Although one usually looks up to their bosses, seeing them as role models, emulating them and of course learning from them, in the case of Roda Mehta, it is so much more. Roda was not merely a great leader, she virtually single-handedly redefined the role of media in Indian advertising forever. The media department got transformed from a somewhat tentative backroom operation into a crisp machine gleaming with precision and brimming over with significance. A new sense of scientific exactness pervaded the discipline - the vocabulary changed to include notions of media models, CPT’s, GRP’s, TRP’s and media planning gained new respect within the agency as well as with clients.

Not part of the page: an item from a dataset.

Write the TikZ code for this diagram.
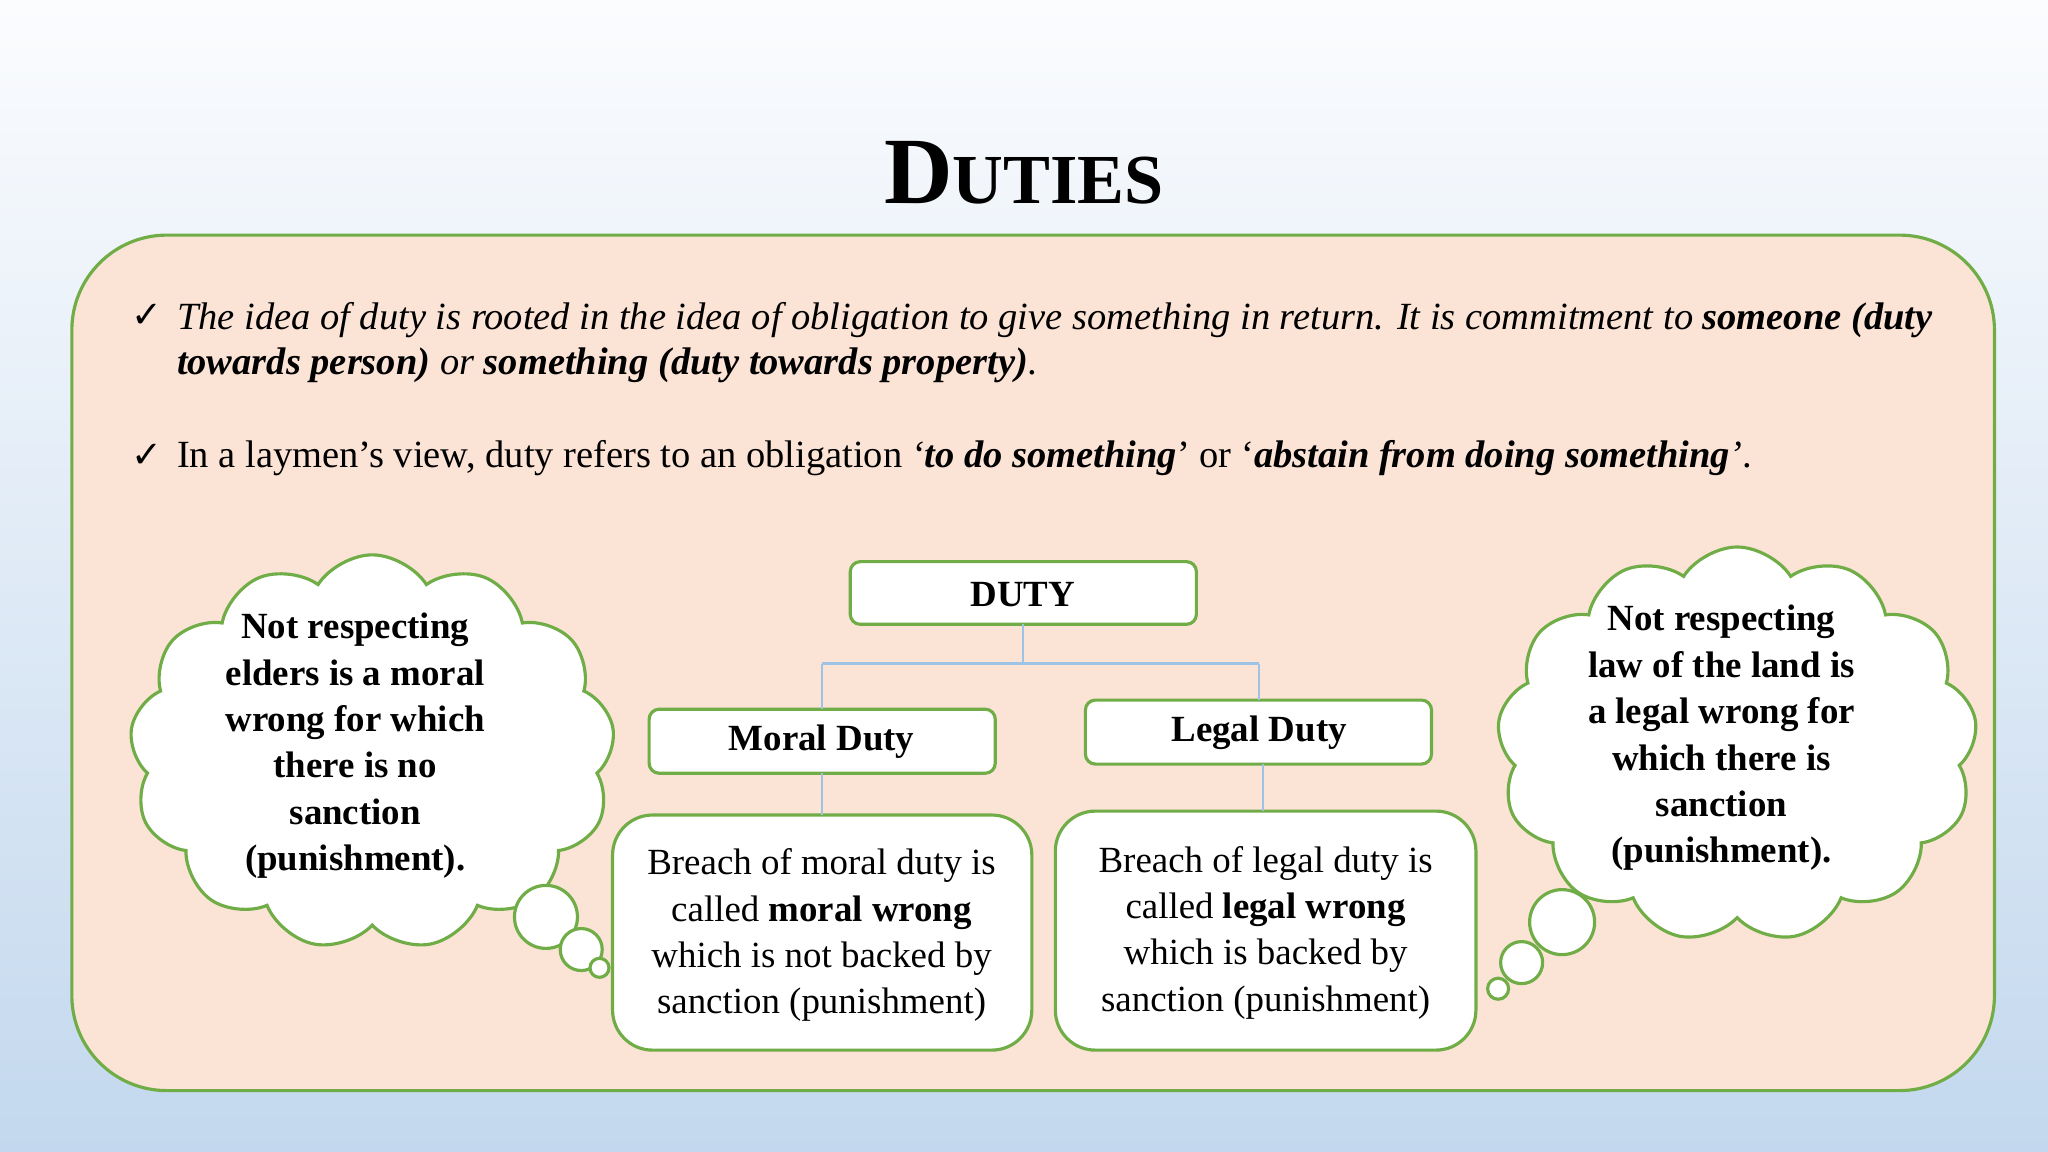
\documentclass[tikz,border=0pt]{standalone}
\usepackage{fontspec}
\setmainfont{Liberation Serif}
\newfontfamily\djsym{DejaVu Sans}
\usetikzlibrary{shapes.symbols}
\definecolor{grn}{HTML}{70AD47}
\definecolor{peach}{HTML}{FBE3D6}
\definecolor{lnk}{HTML}{9DC3E6}
\definecolor{bgtop}{HTML}{FBFCFE}
\definecolor{bgbot}{HTML}{C3D8EE}
\tikzset{
 box/.style={draw=grn, line width=0.9pt, fill=white},
 conn/.style={draw=lnk, line width=0.6pt},
 cloudbox/.style={cloud, cloud puffs=13, cloud puff arc=115, draw=grn, line width=0.9pt, fill=white},
 bub/.style={circle, draw=grn, line width=0.9pt, fill=white, inner sep=0pt},
 txt/.style={font=\fontsize{10.5}{13.2}\selectfont, align=center},
 btxt/.style={font=\fontsize{10.5}{13.2}\selectfont\bfseries, align=center}
}
\begin{document}
\begin{tikzpicture}[x=0.01306cm, y=-0.01306cm]
\shade[top color=bgtop, bottom color=bgbot] (0,0) rectangle (1568,882);
\useasboundingbox (0,0) rectangle (1568,882);
\node (title) at (784,132) {\fontsize{27}{30}\selectfont\bfseries D\fontsize{20}{24}\selectfont UTIES};
\draw[draw=grn, fill=peach, line width=0.9pt, rounded corners=0.95cm] (55,180) rectangle (1527,835);
\node[anchor=west, inner sep=0pt] (c1) at (100,242) {\djsym\fontsize{10.5}{12}\selectfont ✓};
\node[anchor=west, inner sep=0pt] (c2) at (100,349) {\djsym\fontsize{10.5}{12}\selectfont ✓};
\node[anchor=west, inner sep=0pt] (l1) at (135,245) {\fontsize{10.95}{13}\selectfont\itshape The idea of duty is rooted in the idea of obligation to give something in return. It is commitment to \textbf{someone (duty}};
\node[anchor=west, inner sep=0pt] (l2) at (135,280) {\fontsize{10.95}{13}\selectfont\itshape \textbf{towards person)} or \textbf{something (duty towards property)}.};
\node[anchor=west, inner sep=0pt] (l3) at (135,351) {\fontsize{10.95}{13}\selectfont In a laymen’s view, duty refers to an obligation \textit{‘\textbf{to do something}}’ or ‘\textbf{\textit{abstain from doing something}}\textit{’}.};
% boxes
\draw[box, rounded corners=0.1cm] (651,430) rectangle (916,478);
\node[btxt] (duty) at (783,455) {DUTY};
\draw[box, rounded corners=0.1cm] (497,543) rectangle (762,592);
\node[btxt] (moral) at (629,568) {Moral Duty};
\draw[box, rounded corners=0.1cm] (831,536) rectangle (1096,585);
\node[btxt] (legal) at (964,561) {Legal Duty};
\draw[box, rounded corners=0.4cm] (469,624) rectangle (790,804);
\node[txt] (mb) at (629,716) {Breach of moral duty is\\called \textbf{moral wrong}\\which is not backed by\\sanction (punishment)};
\draw[box, rounded corners=0.4cm] (808,621) rectangle (1130,804);
\node[txt] (lb) at (969,714) {Breach of legal duty is\\called \textbf{legal wrong}\\which is backed by\\sanction (punishment)};
\coordinate (d0) at (783,478); \coordinate (d1) at (783,508);
\coordinate (m0) at (629,508); \coordinate (m1) at (629,543);
\coordinate (g0) at (964,508); \coordinate (g1) at (964,536);
\draw[conn] (d0) -- (d1) (m0) -- (g0) (m0) -- (m1) (g0) -- (g1);
\coordinate (m2) at (629,592); \coordinate (m3) at (629,624);
\coordinate (g2) at (967,585); \coordinate (g3) at (967,621);
\draw[conn] (m2) -- (m3) (g2) -- (g3);
% clouds
\node[cloudbox, minimum width=4.85cm, minimum height=3.95cm] (cl) at (285,576) {};
\node[btxt] (clt) at (272,571) {Not respecting\\elders is a moral\\wrong for which\\there is no\\sanction\\(punishment).};
\node[bub, minimum size=0.63cm] (b1) at (418,702) {};
\node[bub, minimum size=0.42cm] (b2) at (445,727) {};
\node[bub, minimum size=0.19cm] (b3) at (459,741) {};
\node[cloudbox, minimum width=4.8cm, minimum height=3.95cm] (cr) at (1330,570) {};
\node[btxt] (crt) at (1318,565) {Not respecting\\law of the land is\\a legal wrong for\\which there is\\sanction\\(punishment).};
\node[bub, minimum size=0.65cm] (r1) at (1196,706) {};
\node[bub, minimum size=0.42cm] (r2) at (1165,737) {};
\node[bub, minimum size=0.21cm] (r3) at (1147,757) {};
\end{tikzpicture}
\end{document}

Her personal values of extreme accountability and transparency made media a sought after career. An interview with Roda filled everybody with fear, for she would brook no waffling. When I joined Ogilvy in the early 90’s, in the Media department the biggest difference that Roda had managed to make as compared to any other agency was the fact that Media was at par with Creative and Servicing. In other agencies, media was often the ‘bichara’ function- the media bit would be presented in a pitch “if there was time”. In O&M however, that was not the case; “three legs of a stool” was what it was called. The fact that it was practiced religiously was entirely because Roda had helped build a function of such formidable professionalism that it was an agency asset that was looked up to and valued.

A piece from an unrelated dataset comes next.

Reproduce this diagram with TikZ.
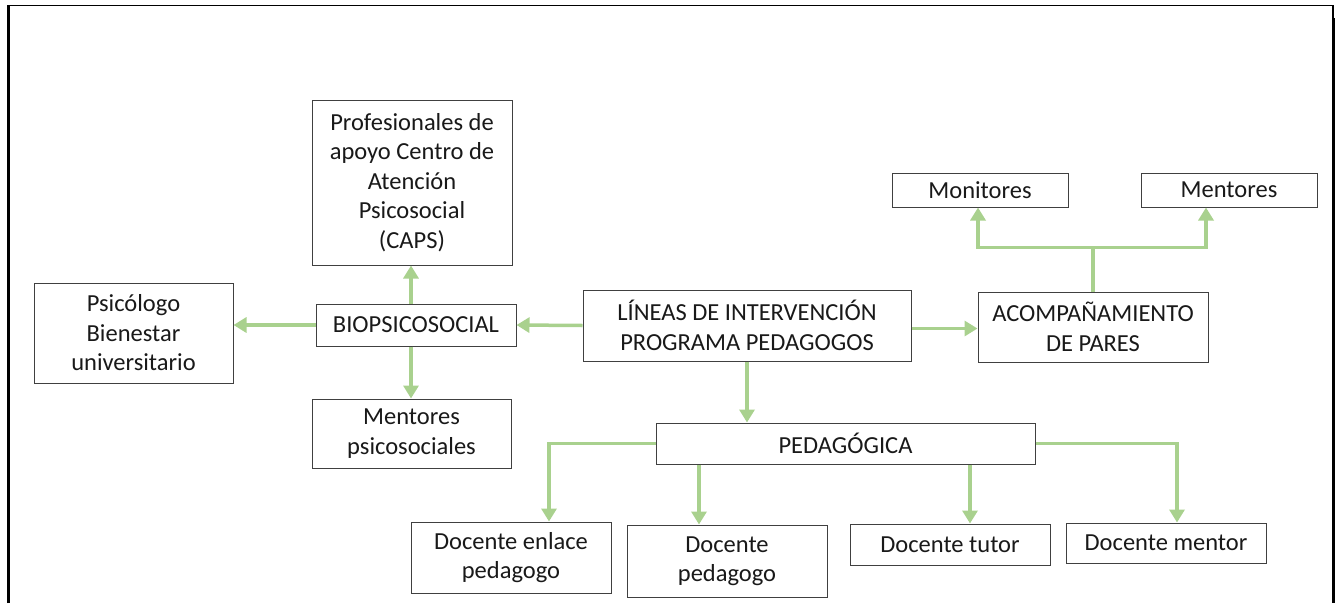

Clients suddenly looked at Media differently. I remember a Modi Xerox presentation where Media was presented first, an almost unheard of thing. For a client, Media suddenly became the financial arm which could buy them at one level impact and at another level, huge savings vis-a-vis the past through effective planning and buying. The person who stood tall through this transition and became the face of it was Roda. It is customary for people from an earlier era to believe that their heroes were somehow more iconic and larger-than-life than those who are leaders today, but I seriously doubt if anyone will challenge me when I say that they don’t make them like Roda Mehta anymore. Not by a long shot.